Exercise aim
Filter out everything except lines holding "this".

---------- Records provided ----------

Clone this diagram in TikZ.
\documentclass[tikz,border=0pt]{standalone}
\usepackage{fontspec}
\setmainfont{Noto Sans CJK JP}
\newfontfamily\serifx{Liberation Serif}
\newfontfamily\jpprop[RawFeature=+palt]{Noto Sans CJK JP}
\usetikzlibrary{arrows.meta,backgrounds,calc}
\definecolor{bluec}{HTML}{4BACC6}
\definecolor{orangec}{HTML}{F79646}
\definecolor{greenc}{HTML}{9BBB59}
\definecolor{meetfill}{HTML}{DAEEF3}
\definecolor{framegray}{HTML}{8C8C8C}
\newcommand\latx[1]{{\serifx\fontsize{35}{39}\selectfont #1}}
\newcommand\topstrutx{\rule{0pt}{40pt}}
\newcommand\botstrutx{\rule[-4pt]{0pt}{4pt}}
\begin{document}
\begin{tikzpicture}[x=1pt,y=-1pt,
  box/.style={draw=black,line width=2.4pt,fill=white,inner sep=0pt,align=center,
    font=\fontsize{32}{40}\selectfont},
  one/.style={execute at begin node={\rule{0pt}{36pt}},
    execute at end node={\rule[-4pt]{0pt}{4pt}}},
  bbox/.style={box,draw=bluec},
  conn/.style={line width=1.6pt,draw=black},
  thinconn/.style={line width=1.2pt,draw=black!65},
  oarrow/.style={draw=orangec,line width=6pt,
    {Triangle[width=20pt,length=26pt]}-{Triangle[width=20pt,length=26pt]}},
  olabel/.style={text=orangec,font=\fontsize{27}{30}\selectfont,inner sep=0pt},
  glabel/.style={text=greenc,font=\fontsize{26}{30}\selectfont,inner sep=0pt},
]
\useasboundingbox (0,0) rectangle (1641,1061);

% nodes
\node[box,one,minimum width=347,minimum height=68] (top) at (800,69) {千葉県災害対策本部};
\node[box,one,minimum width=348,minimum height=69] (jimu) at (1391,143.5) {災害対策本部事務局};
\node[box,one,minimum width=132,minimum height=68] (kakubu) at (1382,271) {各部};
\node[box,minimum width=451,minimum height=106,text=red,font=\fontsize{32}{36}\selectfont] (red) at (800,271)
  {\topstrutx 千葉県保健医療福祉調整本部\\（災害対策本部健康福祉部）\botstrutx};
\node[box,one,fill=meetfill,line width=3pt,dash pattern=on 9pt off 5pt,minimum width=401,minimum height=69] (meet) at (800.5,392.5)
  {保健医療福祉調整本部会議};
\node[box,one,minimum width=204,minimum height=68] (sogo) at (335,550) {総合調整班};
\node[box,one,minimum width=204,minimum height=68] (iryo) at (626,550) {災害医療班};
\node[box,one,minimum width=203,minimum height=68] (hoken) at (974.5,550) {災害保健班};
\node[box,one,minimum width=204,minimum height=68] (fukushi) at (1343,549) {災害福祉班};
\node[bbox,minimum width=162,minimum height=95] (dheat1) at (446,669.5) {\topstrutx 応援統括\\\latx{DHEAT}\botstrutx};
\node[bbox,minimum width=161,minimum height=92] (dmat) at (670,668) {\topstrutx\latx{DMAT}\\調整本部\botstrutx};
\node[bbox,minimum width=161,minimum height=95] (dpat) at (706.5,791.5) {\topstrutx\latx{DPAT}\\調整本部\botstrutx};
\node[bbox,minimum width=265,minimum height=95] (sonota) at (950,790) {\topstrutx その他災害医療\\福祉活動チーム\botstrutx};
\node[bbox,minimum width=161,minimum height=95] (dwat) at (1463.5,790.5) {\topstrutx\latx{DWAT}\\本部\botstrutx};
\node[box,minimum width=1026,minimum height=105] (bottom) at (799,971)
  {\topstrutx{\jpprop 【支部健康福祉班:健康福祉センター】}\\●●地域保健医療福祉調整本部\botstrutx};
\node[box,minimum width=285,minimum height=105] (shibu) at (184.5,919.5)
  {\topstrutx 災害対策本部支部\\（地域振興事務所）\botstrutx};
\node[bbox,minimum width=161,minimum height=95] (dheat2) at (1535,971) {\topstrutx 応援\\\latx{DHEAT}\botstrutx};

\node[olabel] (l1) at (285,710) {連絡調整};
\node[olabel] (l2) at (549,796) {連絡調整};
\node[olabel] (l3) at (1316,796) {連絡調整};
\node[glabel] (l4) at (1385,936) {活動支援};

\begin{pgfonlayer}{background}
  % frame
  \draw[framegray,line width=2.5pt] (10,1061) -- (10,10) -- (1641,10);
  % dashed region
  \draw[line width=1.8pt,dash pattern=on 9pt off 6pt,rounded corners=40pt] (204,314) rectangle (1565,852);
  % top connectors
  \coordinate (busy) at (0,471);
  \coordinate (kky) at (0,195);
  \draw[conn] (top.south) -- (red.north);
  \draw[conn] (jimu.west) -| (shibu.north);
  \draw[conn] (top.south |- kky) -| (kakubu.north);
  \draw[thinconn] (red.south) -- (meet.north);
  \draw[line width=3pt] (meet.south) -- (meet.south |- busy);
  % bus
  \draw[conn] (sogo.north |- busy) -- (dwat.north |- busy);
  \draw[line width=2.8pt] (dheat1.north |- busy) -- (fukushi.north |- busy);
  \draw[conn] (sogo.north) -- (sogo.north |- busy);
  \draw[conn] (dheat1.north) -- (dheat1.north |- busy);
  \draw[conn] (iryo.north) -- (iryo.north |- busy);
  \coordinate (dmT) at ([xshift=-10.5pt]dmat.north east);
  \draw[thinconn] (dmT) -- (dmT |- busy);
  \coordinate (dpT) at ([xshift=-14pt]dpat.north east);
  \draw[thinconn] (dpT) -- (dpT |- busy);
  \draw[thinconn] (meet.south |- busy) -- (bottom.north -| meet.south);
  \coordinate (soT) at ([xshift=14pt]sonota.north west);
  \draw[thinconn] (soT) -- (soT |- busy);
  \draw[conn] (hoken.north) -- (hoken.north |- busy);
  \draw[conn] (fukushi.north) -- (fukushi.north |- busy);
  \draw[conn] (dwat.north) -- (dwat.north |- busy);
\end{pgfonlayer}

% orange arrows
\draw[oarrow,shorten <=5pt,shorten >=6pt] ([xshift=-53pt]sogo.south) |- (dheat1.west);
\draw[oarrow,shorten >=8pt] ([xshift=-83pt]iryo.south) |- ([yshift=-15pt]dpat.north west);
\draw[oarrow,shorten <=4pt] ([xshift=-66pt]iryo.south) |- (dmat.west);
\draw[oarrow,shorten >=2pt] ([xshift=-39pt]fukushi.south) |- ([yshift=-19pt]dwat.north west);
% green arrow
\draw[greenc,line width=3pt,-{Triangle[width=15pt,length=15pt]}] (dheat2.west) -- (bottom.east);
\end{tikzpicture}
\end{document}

----------
---------- Records provided ----------

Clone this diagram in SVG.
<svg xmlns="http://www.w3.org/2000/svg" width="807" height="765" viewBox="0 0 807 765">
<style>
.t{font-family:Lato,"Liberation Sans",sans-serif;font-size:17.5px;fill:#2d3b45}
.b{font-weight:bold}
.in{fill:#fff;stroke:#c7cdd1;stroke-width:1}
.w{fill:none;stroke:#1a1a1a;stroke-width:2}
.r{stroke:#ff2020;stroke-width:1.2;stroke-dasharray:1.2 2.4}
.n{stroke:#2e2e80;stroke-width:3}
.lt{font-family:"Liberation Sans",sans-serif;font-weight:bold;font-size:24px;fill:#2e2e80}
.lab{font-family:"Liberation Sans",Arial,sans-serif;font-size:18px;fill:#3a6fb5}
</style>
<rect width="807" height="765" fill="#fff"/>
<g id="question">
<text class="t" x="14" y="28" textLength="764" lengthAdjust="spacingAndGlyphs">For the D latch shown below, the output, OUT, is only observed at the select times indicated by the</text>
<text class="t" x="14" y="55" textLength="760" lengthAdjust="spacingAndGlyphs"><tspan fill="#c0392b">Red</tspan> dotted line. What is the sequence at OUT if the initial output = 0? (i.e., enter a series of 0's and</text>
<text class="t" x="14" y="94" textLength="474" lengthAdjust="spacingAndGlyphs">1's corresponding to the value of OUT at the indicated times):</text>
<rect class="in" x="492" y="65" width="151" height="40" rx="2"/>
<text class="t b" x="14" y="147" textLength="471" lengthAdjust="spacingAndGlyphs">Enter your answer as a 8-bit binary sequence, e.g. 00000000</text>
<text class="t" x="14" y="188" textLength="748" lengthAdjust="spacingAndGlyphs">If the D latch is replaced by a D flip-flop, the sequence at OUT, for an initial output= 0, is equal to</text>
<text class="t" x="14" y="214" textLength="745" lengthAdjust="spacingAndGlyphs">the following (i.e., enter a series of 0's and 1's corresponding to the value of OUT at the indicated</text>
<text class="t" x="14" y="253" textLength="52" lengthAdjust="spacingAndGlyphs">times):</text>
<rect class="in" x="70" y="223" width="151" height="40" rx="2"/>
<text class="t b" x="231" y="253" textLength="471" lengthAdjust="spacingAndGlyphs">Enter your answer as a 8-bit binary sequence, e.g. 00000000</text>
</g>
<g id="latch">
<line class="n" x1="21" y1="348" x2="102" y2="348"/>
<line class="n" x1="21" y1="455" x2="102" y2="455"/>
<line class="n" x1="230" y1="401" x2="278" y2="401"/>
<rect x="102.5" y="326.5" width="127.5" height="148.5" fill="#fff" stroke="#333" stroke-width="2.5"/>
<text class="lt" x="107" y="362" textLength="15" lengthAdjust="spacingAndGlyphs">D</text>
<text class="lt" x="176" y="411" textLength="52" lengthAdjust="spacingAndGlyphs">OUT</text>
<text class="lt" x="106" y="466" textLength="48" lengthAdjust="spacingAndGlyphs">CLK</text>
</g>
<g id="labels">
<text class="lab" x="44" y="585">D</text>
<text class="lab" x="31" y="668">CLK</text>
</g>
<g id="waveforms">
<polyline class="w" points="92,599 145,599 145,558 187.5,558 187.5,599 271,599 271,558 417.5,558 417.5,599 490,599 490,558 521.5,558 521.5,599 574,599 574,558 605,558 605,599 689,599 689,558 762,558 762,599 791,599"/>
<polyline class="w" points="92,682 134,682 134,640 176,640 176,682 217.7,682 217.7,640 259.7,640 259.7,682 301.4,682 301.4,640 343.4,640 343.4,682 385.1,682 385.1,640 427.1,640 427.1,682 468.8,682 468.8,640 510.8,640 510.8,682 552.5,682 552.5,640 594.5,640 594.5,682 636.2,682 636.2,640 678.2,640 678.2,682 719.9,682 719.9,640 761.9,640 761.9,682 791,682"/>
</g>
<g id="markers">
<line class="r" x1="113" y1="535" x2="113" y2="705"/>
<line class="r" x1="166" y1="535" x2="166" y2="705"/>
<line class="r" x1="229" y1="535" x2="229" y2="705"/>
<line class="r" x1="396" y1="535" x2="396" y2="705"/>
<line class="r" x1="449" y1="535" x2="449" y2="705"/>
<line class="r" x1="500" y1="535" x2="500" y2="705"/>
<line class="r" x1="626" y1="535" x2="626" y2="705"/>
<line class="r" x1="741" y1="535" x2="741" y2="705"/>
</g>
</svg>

----------

Written solution
Clone this diagram in TikZ.
Clone this diagram in SVG.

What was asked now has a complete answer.